Skip all pictures, then copy the lines from the start of the data through the line with "import plotly.graph_objects as go", keeping both ends.
<<<<
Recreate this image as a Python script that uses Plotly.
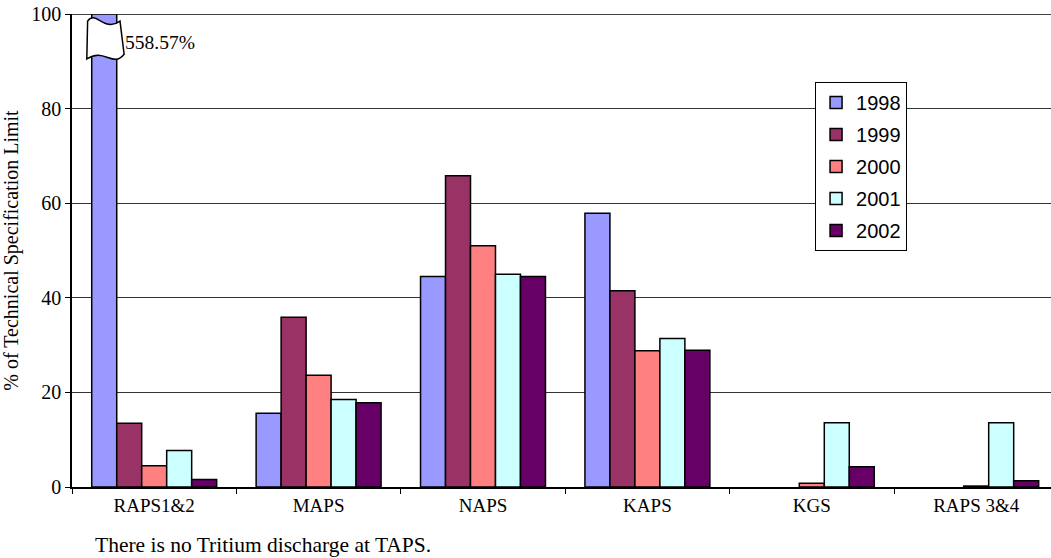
import plotly.graph_objects as go

categories = ["RAPS1&2", "MAPS", "NAPS", "KAPS", "KGS", "RAPS 3&4"]
years = ["1998", "1999", "2000", "2001", "2002"]
values_1998 = [558.57, 15.6, 44.5, 57.9, None, None]
values_1999 = [13.5, 35.9, 65.8, 41.5, None, None]
values_2000 = [4.5, 23.6, 51.0, 28.8, 0.8, 0.2]
values_2001 = [7.7, 18.5, 45.0, 31.4, 13.6, 13.6]
values_2002 = [1.6, 17.8, 44.5, 28.9, 4.3, 1.3]
colors = ["#9999FF", "#993366", "#FF8080", "#CCFFFF", "#660066"]

serif = "Liberation Serif"
sans = "Liberation Sans"

series = [values_1998, values_1999, values_2000, values_2001, values_2002]
x_pos = list(range(len(categories)))
bargap = 0.24
bar_w = (1 - bargap) / len(years)

fig = go.Figure()
for yr, vals, col in zip(years, series, colors):
    fig.add_trace(go.Bar(
        x=x_pos, y=vals, name=yr, legendgroup=yr,
        marker=dict(color=col, line=dict(color="black", width=1.5)),
    ))

# axis break marker on the off-scale bar
y_max = 100
off_idx = 0
cx = x_pos[off_idx] - 2 * bar_w
hw = bar_w / 2 + 0.03
top, bot = y_max - 1.5, y_max - 9.5
path = (
    f"M {cx-hw+0.005},{top} "
    f"C {cx-hw/2},{top+2.5} {cx},{top-2.5} {cx+hw-0.01},{top} "
    f"L {cx+hw+0.015},{bot+1} "
    f"C {cx+hw/2},{bot-2} {cx},{bot+2.5} {cx-hw},{bot} Z"
)
fig.add_shape(type="path", path=path, xref="x", yref="y",
              fillcolor="white", line=dict(color="black", width=1.5))

fig.add_annotation(x=cx + hw, y=y_max - 6, xref="x", yref="y",
                   text=f"{values_1998[off_idx]:.2f}%", showarrow=False,
                   xanchor="left", xshift=1,
                   font=dict(family=serif, size=19.5, color="black"))

fig.add_annotation(x=0.021, y=-0.1226, xref="paper", yref="paper",
                   text="There is no Tritium discharge at TAPS.",
                   showarrow=False, xanchor="left", yanchor="middle",
                   font=dict(family=serif, size=21.5, color="black"))

fig.update_layout(
    width=1051, height=558,
    margin=dict(l=72, r=0, t=14, b=71),
    paper_bgcolor="white", plot_bgcolor="white",
    barmode="group", bargap=bargap, bargroupgap=0,
    legend=dict(x=0.759, y=0.856, xanchor="left", yanchor="top",
                bordercolor="black", borderwidth=1, bgcolor="white",
                font=dict(family=sans, size=20, color="black"),
                itemwidth=30, tracegroupgap=3),
    font=dict(family=serif, size=20, color="black"),
)
fig.update_xaxes(
    range=[-0.5, 5.455], tickmode="array", tickvals=x_pos, ticktext=categories,
    ticks="", showline=True, linecolor="black", linewidth=1.5,
    tickfont=dict(family=serif, size=19),
    minor=dict(tick0=0.5, dtick=1, ticks="outside", ticklen=5,
               tickcolor="black", showgrid=False),
    showgrid=False, zeroline=False,
)
fig.update_yaxes(
    range=[0, y_max], tickvals=[0, 20, 40, 60, 80, 100],
    ticks="outside", ticklen=5, tickcolor="black",
    showline=True, linecolor="black", linewidth=1.5,
    showgrid=True, gridcolor="#333333", gridwidth=1,
    zeroline=False,
    title=dict(text="% of Technical Specification Limit", standoff=9,
               font=dict(family=serif, size=20)),
    tickfont=dict(family=serif, size=20),
)
fig.add_shape(type="line", xref="paper", yref="y", x0=0, x1=1, y0=y_max, y1=y_max,
              line=dict(color="black", width=1.5))

fig.write_html("out.html")
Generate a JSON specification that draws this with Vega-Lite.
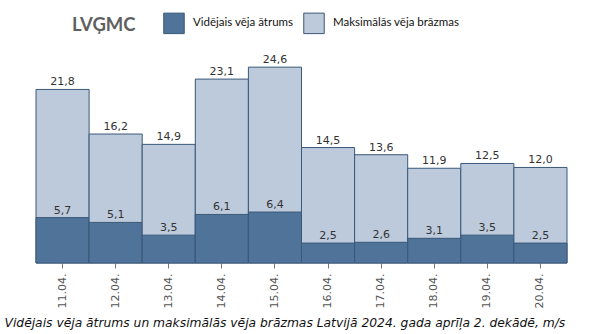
{
  "$schema": "https://vega.github.io/schema/vega-lite/v6.json",
  "autosize": {"type": "none"},
  "width": 531,
  "height": 207,
  "padding": {"left": 36, "top": 56, "right": 33, "bottom": 71},
  "background": "white",
  "title": {
    "text": "LVĢMC",
    "anchor": "start",
    "frame": "group",
    "dx": 36,
    "offset": -22,
    "fontSize": 18.5,
    "fontWeight": "bold",
    "font": "Lato",
    "color": "#5f5f5f"
  },
  "config": {
    "view": {"stroke": null},
    "locale": {"number": {"decimal": ",", "thousands": " ", "grouping": [3], "currency": ["", " €"]}},
    "font": "DejaVu Sans"
  },
  "data": {
    "values": [
      {"date": "11.04.", "avg": 5.7, "max": 21.8},
      {"date": "12.04.", "avg": 5.1, "max": 16.2},
      {"date": "13.04.", "avg": 3.5, "max": 14.9},
      {"date": "14.04.", "avg": 6.1, "max": 23.1},
      {"date": "15.04.", "avg": 6.4, "max": 24.6},
      {"date": "16.04.", "avg": 2.5, "max": 14.5},
      {"date": "17.04.", "avg": 2.6, "max": 13.6},
      {"date": "18.04.", "avg": 3.1, "max": 11.9},
      {"date": "19.04.", "avg": 3.5, "max": 12.5},
      {"date": "20.04.", "avg": 2.5, "max": 12.0}
    ]
  },
  "transform": [
    {"fold": ["max", "avg"], "as": ["key", "value"]},
    {"calculate": "datum.key === 'max' ? 'Maksimālās vēja brāzmas' : 'Vidējais vēja ātrums'", "as": "series"}
  ],
  "encoding": {
    "x": {
      "field": "date",
      "type": "nominal",
      "sort": null,
      "scale": {"paddingInner": 0, "paddingOuter": 0},
      "axis": {
        "labelAngle": -90,
        "labelAlign": "right",
        "labelBaseline": "middle",
        "labelFontSize": 11,
        "labelColor": "#555555",
        "labelPadding": 5,
        "domain": false,
        "ticks": true,
        "tickSize": 5,
        "tickColor": "#777777",
        "title": "Vidējais vēja ātrums un maksimālās vēja brāzmas Latvijā 2024. gada aprīļa 2. dekādē, m/s",
        "titleFontStyle": "italic",
        "titleFontWeight": "normal",
        "titleFontSize": 12.3,
        "titleColor": "#111111",
        "titleAnchor": "start",
        "titleAlign": "left",
        "titleBaseline": "alphabetic",
        "titleX": -32,
        "titleY": 63
      }
    },
    "y": {
      "field": "value",
      "type": "quantitative",
      "stack": null,
      "scale": {"domain": [0, 26], "nice": false},
      "axis": null
    }
  },
  "layer": [
    {
      "mark": {"type": "bar", "stroke": "#3a5878", "strokeWidth": 1},
      "encoding": {
        "color": {
          "field": "series",
          "type": "nominal",
          "scale": {
            "domain": ["Vidējais vēja ātrums", "Maksimālās vēja brāzmas"],
            "range": ["#50739a", "#bccadb"]
          },
          "legend": {
            "title": null,
            "orient": "none",
            "direction": "horizontal",
            "legendX": 127,
            "legendY": -44,
            "symbolType": "square",
            "symbolSize": 420,
            "symbolStrokeColor": "#3a5878",
            "symbolStrokeWidth": 1,
            "symbolOpacity": 1,
            "labelFont": "Lato",
            "labelFontSize": 11.5,
            "labelColor": "#111111",
            "labelOffset": 8,
            "columnPadding": 7
          }
        }
      }
    },
    {
      "mark": {"type": "text", "dy": -7, "fontSize": 11, "color": "#333333"},
      "encoding": {
        "text": {"field": "value", "type": "quantitative", "format": ".1f"}
      }
    }
  ]
}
>>>>
◆ TASK RESPONSE:
Recreate this image as a Python script that uses Plotly.
import plotly.graph_objects as go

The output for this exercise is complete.